■ Brief: Pull each line holding the word "chart" from the data.

■ Data shown:
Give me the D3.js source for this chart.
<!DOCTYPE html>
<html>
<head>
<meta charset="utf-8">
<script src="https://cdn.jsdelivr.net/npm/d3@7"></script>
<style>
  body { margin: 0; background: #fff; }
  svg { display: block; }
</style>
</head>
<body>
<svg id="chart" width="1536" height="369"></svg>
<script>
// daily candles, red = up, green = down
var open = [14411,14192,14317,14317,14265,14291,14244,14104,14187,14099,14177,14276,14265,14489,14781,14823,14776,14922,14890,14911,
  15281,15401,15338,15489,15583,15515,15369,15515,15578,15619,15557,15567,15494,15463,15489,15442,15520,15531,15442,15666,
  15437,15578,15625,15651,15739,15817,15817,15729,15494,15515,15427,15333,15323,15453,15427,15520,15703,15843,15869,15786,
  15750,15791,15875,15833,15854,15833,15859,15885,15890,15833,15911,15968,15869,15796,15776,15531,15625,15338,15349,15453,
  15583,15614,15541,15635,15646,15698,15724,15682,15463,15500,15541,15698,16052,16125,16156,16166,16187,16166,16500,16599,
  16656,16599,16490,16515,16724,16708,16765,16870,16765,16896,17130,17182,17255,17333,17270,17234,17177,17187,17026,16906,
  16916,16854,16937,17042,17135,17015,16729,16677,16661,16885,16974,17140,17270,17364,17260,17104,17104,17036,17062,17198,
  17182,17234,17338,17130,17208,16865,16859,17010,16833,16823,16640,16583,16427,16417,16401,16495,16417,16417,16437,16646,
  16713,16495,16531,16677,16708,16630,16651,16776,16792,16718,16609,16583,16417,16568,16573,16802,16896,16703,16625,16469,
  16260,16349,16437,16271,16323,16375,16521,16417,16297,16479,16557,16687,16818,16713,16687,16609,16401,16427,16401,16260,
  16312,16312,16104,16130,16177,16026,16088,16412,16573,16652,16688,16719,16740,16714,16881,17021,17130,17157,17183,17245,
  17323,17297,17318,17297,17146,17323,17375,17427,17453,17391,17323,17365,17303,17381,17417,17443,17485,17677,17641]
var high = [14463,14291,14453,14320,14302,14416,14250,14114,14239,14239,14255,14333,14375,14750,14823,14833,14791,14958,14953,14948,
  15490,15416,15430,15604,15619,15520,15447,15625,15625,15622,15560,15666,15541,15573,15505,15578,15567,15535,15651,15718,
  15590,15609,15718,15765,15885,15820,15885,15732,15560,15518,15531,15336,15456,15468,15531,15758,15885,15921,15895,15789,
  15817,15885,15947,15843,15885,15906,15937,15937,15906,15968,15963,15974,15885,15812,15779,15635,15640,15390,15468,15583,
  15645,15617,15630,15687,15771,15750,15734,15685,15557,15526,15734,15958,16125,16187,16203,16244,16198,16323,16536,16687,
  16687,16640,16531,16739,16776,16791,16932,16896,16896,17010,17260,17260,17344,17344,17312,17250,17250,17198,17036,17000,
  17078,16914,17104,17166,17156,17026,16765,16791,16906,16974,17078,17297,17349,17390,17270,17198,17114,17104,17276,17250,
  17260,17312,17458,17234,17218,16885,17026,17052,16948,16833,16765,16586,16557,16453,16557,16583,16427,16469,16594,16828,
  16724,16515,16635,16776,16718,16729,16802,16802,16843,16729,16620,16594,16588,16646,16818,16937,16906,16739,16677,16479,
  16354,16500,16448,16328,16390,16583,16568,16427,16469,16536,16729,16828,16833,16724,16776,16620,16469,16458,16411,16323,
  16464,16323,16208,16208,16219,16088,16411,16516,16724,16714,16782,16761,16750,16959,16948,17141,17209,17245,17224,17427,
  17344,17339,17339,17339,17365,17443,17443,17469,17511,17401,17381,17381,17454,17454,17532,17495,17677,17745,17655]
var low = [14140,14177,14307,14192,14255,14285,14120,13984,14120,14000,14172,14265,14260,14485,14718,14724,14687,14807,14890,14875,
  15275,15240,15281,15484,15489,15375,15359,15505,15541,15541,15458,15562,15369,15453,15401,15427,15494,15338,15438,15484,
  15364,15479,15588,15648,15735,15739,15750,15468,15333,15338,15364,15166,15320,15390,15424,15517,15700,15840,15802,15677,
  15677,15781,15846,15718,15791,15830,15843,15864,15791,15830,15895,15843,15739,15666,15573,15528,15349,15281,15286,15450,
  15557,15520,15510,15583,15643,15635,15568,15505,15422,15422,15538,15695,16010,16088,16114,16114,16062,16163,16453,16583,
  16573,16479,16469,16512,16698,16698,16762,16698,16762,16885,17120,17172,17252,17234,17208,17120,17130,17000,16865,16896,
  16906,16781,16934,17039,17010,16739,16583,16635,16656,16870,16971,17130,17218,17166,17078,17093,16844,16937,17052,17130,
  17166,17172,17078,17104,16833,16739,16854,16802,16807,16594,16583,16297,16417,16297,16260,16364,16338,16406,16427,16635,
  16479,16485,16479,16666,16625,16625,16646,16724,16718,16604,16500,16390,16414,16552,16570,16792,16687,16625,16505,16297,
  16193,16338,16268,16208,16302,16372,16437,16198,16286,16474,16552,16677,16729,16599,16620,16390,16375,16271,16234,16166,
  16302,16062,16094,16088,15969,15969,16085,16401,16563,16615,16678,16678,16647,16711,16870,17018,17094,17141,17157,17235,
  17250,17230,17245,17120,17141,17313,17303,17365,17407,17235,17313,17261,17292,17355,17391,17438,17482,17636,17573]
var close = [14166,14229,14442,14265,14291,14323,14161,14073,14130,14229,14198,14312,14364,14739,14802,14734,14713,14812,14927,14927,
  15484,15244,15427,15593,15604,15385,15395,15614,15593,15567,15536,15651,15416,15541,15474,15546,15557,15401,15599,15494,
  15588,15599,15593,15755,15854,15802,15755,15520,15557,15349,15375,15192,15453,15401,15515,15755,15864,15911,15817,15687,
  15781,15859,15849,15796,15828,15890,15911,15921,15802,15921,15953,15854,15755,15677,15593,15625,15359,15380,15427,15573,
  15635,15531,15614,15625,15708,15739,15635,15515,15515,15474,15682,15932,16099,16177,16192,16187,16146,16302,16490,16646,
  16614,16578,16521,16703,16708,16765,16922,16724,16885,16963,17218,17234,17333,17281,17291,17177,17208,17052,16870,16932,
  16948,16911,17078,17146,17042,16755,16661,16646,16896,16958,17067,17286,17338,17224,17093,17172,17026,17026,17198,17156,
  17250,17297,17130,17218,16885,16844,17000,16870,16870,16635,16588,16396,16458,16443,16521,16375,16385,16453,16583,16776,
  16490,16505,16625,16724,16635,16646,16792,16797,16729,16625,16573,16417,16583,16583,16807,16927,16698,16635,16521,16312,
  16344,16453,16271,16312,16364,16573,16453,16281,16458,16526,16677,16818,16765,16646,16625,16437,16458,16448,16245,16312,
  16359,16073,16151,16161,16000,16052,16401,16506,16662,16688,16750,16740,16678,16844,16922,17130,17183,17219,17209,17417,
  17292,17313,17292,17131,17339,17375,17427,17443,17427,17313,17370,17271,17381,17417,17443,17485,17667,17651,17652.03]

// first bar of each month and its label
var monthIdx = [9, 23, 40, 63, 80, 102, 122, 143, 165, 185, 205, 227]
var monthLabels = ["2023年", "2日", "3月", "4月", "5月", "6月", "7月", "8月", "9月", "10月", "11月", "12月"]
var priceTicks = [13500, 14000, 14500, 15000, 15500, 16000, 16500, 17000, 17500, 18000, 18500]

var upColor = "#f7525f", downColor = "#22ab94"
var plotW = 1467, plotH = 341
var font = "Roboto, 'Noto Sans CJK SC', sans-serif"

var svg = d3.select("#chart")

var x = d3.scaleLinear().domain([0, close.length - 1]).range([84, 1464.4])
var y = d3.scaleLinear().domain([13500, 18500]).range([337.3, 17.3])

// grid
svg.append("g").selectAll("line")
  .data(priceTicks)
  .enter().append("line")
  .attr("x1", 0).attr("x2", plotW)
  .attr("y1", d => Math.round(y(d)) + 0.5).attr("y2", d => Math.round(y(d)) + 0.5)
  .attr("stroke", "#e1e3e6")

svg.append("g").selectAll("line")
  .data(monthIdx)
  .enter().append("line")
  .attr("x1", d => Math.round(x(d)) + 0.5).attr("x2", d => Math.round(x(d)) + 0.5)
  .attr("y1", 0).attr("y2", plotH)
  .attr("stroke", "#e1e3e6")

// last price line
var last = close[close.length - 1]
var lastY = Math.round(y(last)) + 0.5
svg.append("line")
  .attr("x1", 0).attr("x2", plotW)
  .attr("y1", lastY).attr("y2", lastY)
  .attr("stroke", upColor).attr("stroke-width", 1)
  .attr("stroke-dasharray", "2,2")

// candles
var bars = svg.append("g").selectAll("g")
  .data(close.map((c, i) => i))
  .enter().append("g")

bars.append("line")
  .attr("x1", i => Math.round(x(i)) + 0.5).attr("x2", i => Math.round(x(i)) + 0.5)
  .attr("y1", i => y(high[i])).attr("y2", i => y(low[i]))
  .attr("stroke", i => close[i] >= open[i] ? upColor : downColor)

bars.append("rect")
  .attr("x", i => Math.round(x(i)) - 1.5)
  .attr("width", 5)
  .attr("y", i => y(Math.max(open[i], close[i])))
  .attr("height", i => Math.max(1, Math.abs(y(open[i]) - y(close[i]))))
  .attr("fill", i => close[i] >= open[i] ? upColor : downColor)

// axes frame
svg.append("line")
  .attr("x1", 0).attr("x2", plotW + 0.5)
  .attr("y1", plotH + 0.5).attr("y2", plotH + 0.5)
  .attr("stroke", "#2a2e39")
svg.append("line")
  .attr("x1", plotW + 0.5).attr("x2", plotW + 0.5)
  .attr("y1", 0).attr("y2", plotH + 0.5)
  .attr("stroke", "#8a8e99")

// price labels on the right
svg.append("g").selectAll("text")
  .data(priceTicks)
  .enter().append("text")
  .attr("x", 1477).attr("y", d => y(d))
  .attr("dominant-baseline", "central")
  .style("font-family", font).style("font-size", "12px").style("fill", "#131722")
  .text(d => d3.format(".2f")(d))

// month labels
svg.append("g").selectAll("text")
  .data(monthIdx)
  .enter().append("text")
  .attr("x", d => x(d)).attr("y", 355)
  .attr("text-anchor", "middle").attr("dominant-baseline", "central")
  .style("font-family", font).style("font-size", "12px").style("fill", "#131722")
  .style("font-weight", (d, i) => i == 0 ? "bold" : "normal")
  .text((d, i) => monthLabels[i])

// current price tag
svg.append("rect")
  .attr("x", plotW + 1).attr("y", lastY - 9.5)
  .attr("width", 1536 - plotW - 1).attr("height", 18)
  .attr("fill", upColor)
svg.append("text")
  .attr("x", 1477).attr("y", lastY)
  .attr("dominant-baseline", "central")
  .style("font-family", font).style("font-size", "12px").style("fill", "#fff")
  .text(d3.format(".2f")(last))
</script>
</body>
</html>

■ Answer to the problem:
Give me the D3.js source for this chart.
<svg id="chart" width="1536" height="369"></svg>
var svg = d3.select("#chart")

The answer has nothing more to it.